Motion for Default Judgment
The court then turned to the SBA's motion for default judgment, which it ultimately denied. The SBA argued that the Defendant's failure to file a timely response to its complaint warranted the entry of default. However, the court noted that the Clerk of Court had denied the SBA's request for entry of default due to the Defendant's pending Motion to Dismiss. The court explained that under Federal Rule of Civil Procedure 55, an entry of default is a prerequisite for seeking default judgment. The court recognized that while the Defendant failed to submit a timely response, the SBA also did not request entry of default until after the Defendant had filed its motion. This timing rendered the request for default invalid, as the procedural rules require that an entry of default must occur before any default judgment can be granted.
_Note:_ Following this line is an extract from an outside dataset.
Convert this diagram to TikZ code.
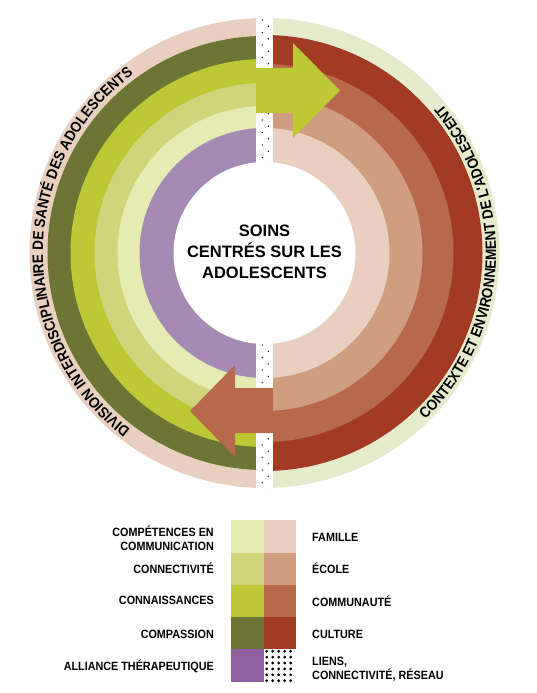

Therefore, the court concluded that the SBA's motion for default judgment lacked the necessary foundation and was appropriately denied.
Conclusion of the Court
In conclusion, the court reaffirmed its decision to deny both the Defendant's Motion to Dismiss and the Plaintiff's Motion for Default Judgment. The court established that it possessed personal jurisdiction over the Defendant based on the Receiver's compliance with statutory requirements. The court emphasized the importance of adhering to procedural rules, noting that the SBA's failure to secure an entry of default precluded the possibility of a default judgment. By addressing the jurisdictional issues and procedural deficiencies, the court ensured that the case was anchored in legal standards and principles that govern civil proceedings. Ultimately, the court's ruling clarified the ongoing authority of the SBA as Receiver and upheld the integrity of the judicial process.